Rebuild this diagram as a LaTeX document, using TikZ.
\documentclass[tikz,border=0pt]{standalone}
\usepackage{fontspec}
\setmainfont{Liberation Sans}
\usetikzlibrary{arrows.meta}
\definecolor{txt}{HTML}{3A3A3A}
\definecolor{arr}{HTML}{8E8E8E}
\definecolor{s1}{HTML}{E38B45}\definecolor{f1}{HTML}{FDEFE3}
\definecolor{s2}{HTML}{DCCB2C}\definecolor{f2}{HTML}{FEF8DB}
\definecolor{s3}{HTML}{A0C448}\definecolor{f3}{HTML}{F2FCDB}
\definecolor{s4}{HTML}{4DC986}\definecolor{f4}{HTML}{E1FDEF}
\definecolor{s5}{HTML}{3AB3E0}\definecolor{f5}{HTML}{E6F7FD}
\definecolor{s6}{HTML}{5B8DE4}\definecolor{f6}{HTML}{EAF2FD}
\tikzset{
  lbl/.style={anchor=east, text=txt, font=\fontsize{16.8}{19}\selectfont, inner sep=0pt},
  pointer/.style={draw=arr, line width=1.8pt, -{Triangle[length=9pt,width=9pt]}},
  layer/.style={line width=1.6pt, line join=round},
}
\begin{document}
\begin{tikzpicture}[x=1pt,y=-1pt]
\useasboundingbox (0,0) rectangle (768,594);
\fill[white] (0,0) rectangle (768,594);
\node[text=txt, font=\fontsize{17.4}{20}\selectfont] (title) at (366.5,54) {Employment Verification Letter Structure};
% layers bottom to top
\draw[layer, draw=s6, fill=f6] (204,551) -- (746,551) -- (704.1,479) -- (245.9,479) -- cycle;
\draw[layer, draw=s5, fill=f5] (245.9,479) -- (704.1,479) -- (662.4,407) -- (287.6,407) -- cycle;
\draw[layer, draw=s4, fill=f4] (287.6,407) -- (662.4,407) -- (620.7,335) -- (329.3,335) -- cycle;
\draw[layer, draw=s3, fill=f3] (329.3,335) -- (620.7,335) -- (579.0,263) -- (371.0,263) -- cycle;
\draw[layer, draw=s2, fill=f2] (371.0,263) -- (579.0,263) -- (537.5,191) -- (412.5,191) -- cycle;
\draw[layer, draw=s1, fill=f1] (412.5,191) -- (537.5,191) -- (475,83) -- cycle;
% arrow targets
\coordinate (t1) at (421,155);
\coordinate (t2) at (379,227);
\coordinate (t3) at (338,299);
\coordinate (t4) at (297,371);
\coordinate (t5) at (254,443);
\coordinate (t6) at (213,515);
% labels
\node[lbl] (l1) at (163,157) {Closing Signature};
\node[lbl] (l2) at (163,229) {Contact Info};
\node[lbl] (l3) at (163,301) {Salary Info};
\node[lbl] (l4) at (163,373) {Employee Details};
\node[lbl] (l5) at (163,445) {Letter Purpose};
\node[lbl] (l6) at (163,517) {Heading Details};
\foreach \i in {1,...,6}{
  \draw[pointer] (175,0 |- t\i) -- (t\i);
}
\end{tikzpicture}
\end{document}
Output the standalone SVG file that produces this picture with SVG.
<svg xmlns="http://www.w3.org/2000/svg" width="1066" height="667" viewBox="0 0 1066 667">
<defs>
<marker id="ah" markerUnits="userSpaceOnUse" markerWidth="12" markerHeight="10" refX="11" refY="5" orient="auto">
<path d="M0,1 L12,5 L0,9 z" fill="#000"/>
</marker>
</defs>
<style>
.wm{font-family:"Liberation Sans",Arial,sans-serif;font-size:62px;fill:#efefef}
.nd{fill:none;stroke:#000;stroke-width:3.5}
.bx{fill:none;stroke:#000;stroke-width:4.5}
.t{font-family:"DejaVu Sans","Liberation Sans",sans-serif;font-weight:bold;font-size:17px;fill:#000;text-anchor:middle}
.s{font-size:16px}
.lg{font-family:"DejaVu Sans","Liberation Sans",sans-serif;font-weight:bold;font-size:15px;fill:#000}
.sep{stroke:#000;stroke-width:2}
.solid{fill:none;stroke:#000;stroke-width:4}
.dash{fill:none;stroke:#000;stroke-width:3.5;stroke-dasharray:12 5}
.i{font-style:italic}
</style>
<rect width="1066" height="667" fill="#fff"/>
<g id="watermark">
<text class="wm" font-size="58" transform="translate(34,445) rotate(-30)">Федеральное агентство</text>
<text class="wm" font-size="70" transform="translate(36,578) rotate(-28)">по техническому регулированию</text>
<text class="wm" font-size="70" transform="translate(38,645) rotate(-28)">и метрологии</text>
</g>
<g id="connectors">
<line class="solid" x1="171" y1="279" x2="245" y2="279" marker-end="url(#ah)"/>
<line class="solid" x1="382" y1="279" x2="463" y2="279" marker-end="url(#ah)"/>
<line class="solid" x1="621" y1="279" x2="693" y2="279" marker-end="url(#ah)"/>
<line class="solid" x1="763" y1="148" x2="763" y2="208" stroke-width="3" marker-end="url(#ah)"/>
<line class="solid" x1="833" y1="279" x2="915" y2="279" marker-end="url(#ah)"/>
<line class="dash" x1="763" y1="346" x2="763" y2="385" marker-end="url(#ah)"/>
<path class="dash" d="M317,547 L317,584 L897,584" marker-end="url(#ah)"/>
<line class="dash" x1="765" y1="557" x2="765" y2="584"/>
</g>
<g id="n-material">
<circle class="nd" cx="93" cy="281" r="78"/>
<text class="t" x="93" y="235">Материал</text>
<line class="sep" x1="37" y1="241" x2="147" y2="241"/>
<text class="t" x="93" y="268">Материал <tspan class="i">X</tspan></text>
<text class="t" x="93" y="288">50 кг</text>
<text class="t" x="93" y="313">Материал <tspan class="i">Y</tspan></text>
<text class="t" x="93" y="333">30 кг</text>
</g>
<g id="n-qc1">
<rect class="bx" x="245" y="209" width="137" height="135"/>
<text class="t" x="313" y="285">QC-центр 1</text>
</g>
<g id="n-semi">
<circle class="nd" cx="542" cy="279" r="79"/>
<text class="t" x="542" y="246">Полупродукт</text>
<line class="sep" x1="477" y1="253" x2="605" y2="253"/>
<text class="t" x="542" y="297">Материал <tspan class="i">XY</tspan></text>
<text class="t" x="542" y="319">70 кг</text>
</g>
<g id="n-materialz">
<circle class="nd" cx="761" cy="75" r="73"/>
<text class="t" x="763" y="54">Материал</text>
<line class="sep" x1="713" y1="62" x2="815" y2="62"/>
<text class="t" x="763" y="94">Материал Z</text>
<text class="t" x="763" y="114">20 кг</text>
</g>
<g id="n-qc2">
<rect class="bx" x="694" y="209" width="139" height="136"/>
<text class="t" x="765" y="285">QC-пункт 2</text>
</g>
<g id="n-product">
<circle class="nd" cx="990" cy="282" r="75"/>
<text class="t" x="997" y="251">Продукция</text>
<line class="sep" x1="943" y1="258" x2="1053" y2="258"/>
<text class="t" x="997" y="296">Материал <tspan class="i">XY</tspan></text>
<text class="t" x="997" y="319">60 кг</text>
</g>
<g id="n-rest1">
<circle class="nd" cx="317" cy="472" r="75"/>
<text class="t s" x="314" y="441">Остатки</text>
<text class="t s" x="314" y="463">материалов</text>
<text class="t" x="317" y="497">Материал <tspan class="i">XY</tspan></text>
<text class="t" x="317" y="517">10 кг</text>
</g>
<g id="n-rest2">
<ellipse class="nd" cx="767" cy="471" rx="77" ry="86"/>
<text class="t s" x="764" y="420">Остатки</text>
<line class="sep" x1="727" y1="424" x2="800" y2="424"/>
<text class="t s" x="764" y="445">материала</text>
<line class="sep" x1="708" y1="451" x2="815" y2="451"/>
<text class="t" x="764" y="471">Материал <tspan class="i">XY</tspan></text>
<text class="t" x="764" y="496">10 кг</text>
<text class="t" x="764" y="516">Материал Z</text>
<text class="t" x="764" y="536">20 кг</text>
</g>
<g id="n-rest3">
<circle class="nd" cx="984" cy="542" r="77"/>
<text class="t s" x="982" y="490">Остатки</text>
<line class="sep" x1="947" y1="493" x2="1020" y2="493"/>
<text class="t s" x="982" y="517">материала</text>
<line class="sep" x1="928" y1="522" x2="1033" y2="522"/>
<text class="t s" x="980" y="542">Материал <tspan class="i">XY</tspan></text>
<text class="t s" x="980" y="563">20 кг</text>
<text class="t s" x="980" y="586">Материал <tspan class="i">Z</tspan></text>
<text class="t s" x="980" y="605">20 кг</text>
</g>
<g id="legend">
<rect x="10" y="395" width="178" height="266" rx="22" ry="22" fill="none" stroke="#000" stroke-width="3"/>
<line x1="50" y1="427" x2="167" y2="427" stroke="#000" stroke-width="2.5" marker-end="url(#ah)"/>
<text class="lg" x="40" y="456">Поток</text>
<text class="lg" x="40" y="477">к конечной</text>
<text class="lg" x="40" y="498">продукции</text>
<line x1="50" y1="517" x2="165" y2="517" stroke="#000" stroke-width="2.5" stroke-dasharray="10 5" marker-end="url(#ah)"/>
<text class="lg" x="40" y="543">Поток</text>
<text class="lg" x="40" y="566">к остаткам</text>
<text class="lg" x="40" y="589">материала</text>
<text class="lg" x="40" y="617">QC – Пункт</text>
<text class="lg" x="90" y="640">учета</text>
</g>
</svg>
__________
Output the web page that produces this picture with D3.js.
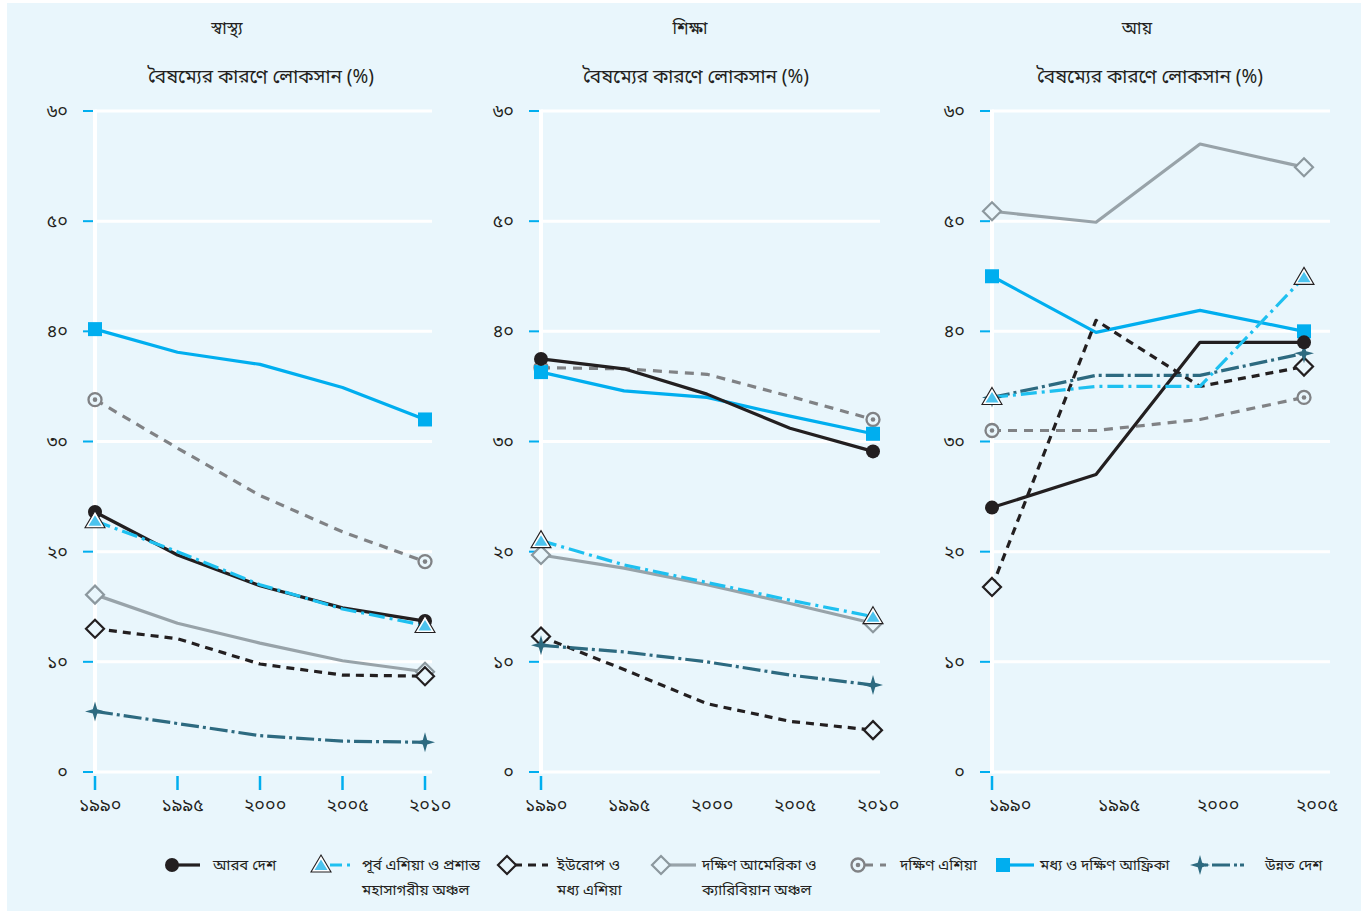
__________
What the task requires: State how many lines of the listing above include the word "standalone". Give nothing but the number.

Finished exercise: 2